Exercise - Work through the data and report how many lines include the string "standalone", giving the number alone.

Given information -

────────

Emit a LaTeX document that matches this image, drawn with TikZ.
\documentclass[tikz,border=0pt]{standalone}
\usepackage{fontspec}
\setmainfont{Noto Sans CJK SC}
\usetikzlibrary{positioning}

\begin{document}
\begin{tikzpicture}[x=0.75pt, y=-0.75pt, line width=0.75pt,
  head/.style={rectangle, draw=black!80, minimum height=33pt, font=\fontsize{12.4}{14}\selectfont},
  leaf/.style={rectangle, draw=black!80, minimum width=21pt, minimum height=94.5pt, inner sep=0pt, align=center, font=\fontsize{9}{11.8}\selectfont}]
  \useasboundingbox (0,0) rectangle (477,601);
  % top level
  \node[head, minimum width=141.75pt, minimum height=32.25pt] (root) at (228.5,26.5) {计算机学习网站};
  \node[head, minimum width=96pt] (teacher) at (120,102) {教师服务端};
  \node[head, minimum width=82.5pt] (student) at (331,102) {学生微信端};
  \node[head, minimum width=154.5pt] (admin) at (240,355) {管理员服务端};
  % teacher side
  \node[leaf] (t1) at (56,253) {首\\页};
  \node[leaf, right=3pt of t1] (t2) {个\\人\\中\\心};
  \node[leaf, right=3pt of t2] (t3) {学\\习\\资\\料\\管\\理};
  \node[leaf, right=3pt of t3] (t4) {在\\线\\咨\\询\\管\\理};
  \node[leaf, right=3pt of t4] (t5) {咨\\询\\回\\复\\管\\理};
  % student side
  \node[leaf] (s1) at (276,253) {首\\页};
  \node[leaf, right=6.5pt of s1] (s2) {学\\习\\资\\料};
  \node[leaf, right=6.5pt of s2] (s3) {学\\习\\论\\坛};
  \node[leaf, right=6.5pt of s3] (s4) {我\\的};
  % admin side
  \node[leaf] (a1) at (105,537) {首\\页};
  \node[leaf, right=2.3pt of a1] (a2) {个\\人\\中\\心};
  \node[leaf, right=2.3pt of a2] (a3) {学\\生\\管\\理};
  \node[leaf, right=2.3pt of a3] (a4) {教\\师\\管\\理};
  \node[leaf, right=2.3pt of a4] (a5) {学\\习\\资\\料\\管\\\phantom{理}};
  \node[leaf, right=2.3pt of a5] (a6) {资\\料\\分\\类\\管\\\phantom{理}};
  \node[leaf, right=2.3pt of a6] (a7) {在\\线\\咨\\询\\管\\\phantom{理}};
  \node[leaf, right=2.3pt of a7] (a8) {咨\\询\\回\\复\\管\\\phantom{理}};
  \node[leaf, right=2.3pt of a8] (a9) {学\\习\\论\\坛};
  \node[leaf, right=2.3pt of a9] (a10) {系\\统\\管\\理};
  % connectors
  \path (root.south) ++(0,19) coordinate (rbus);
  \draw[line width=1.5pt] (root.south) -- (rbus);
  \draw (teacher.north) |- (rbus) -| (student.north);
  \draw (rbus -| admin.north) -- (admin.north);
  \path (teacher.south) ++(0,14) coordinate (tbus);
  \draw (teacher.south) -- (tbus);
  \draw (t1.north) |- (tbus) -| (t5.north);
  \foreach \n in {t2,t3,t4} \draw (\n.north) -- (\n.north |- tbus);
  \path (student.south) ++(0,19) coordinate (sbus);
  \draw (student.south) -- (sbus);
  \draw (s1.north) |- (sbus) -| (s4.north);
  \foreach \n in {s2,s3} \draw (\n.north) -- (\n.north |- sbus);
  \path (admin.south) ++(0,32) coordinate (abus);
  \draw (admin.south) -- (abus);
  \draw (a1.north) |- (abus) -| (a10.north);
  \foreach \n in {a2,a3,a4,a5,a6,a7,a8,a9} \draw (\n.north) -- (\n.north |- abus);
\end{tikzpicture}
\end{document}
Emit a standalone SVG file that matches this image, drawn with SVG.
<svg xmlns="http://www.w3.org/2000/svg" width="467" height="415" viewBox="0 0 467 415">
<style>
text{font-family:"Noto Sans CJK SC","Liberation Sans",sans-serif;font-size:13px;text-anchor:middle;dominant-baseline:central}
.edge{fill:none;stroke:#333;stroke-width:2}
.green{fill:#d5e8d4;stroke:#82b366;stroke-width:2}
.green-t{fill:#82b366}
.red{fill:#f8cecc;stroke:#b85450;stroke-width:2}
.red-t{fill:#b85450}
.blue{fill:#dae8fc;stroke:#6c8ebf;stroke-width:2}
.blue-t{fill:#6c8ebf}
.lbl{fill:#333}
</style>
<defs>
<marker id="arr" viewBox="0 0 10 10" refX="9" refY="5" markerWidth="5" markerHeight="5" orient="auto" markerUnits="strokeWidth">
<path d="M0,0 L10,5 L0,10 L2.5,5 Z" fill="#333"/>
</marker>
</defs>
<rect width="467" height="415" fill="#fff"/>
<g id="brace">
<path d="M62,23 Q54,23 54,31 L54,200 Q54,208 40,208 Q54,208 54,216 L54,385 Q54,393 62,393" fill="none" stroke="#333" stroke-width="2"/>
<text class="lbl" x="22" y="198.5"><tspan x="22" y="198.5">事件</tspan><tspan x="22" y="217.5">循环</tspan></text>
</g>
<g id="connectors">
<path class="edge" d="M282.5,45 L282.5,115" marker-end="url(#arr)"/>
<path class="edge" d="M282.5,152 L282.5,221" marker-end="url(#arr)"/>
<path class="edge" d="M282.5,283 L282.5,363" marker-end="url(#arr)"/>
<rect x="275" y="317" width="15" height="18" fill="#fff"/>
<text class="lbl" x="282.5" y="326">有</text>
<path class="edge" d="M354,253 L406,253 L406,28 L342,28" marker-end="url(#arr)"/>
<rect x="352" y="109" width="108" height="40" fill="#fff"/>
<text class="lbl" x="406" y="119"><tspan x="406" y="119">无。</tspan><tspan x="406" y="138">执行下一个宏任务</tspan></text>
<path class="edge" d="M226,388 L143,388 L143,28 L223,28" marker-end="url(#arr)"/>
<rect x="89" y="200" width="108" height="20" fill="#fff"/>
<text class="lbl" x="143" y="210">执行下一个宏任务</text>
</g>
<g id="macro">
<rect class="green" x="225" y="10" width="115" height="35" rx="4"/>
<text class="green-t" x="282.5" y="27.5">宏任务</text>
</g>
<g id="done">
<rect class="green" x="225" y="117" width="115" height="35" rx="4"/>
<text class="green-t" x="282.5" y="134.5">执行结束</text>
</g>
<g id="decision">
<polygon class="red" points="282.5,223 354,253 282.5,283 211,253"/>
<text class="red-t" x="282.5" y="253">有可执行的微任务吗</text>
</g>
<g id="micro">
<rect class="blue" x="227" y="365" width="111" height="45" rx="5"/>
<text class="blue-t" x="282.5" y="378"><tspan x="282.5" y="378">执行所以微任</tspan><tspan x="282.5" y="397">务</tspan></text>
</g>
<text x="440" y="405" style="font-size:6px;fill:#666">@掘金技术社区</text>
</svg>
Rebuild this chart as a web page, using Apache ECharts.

────────

Answer to the problem - 2